Question

Prove by induction that for any positive integer $$n$$: $$\sum\limits _{r=1}^{n}r(r!)=(n+1)!-1$$

Answer

**step1** Understanding the Problem

The problem asks us to prove the given identity using the principle of mathematical induction. The identity is: $$\sum\limits _{r=1}^{n}r(r!)=(n+1)!-1$$. To prove this by induction, we need to complete three steps: a base case, an inductive hypothesis, and an inductive step.
**Note**: The problem involves concepts (mathematical induction, factorials, summation) that are typically introduced beyond elementary school levels (K-5).
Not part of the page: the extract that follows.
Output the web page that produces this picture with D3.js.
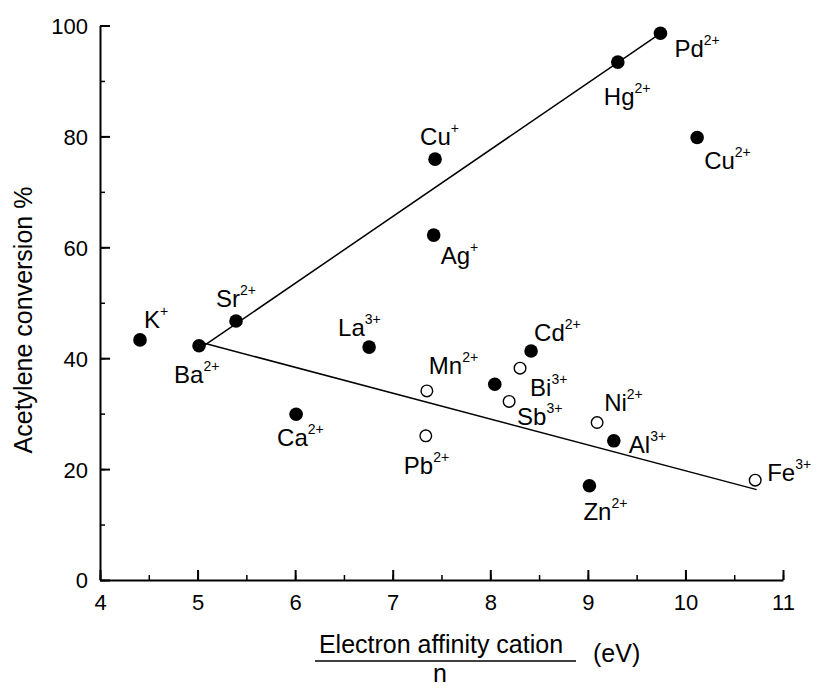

However, I will proceed with the standard method for proving this identity by induction, which relies on algebraic manipulation.

**step2** Base Case: n = 1

We first check if the statement holds true for the smallest positive integer, which is $$n=1$$.
For the Left Hand Side (LHS) of the identity, when $$n=1$$, the sum includes only the first term:
$$LHS = \sum\limits _{r=1}^{1}r(r!) = 1(1!) = 1 \times 1 = 1$$
For the Right Hand Side (RHS) of the identity, when $$n=1$$:
$$RHS = (1+1)!-1 = 2!-1$$
We know that $$2! = 2 \times 1 = 2$$.
So, $$RHS = 2 - 1 = 1$$
Since LHS = RHS ($$1 = 1$$), the statement is true for $$n=1$$. This completes the base case.

**step3** Inductive Hypothesis

Next, we assume that the statement is true for some arbitrary positive integer $$k$$. This is called the inductive hypothesis.
So, we assume that:
$$\sum\limits _{r=1}^{k}r(r!) = (k+1)!-1$$
We will use this assumption in the next step to prove the statement for $$n=k+1$$.

**step4** Inductive Step: Proving for n = k+1

Now, we need to show that if the statement is true for $$k$$ (our inductive hypothesis), then it must also be true for $$k+1$$. That is, we need to prove:
$$\sum\limits _{r=1}^{k+1}r(r!) = ((k+1)+1)!-1 = (k+2)!-1$$
Let's start with the Left Hand Side (LHS) of the equation for $$n=k+1$$:
$$LHS = \sum\limits _{r=1}^{k+1}r(r!)$$
We can separate the last term from the sum, which is the term where $$r=k+1$$:
$$LHS = \left(\sum\limits _{r=1}^{k}r(r!)\right) + (k+1)(k+1)!$$
Now, we use our Inductive Hypothesis from Question1.step3. We know that $$\sum\limits _{r=1}^{k}r(r!) = (k+1)!-1$$. Substitute this into the equation:
$$LHS = ((k+1)!-1) + (k+1)(k+1)!$$
To simplify, we can rearrange the terms and factor out $$(k+1)!$$:
$$LHS = (k+1)! + (k+1)(k+1)! - 1$$
$$LHS = (k+1)! \times [1 + (k+1)] - 1$$
$$LHS = (k+1)! \times (k+2) - 1$$
We know that $$(k+2)!$$ is defined as $$(k+2) \times (k+1)!$$. Therefore, we can substitute $$(k+2)!$$ into the expression:
$$LHS = (k+2)! - 1$$
This result matches the Right Hand Side (RHS) of the identity for $$n=k+1$$ which is $$(k+2)!-1$$.
Since LHS = RHS, we have shown that if the statement is true for $$k$$, it is also true for $$k+1$$.

**step5** Conclusion

Based on the principle of mathematical induction, since the statement is true for $$n=1$$ (base case) and we have shown that if it is true for an arbitrary integer $$k$$, it is also true for $$k+1$$ (inductive step), we can conclude that the identity:
$$\sum\limits _{r=1}^{n}r(r!)=(n+1)!-1$$
is true for all positive integers $$n$$.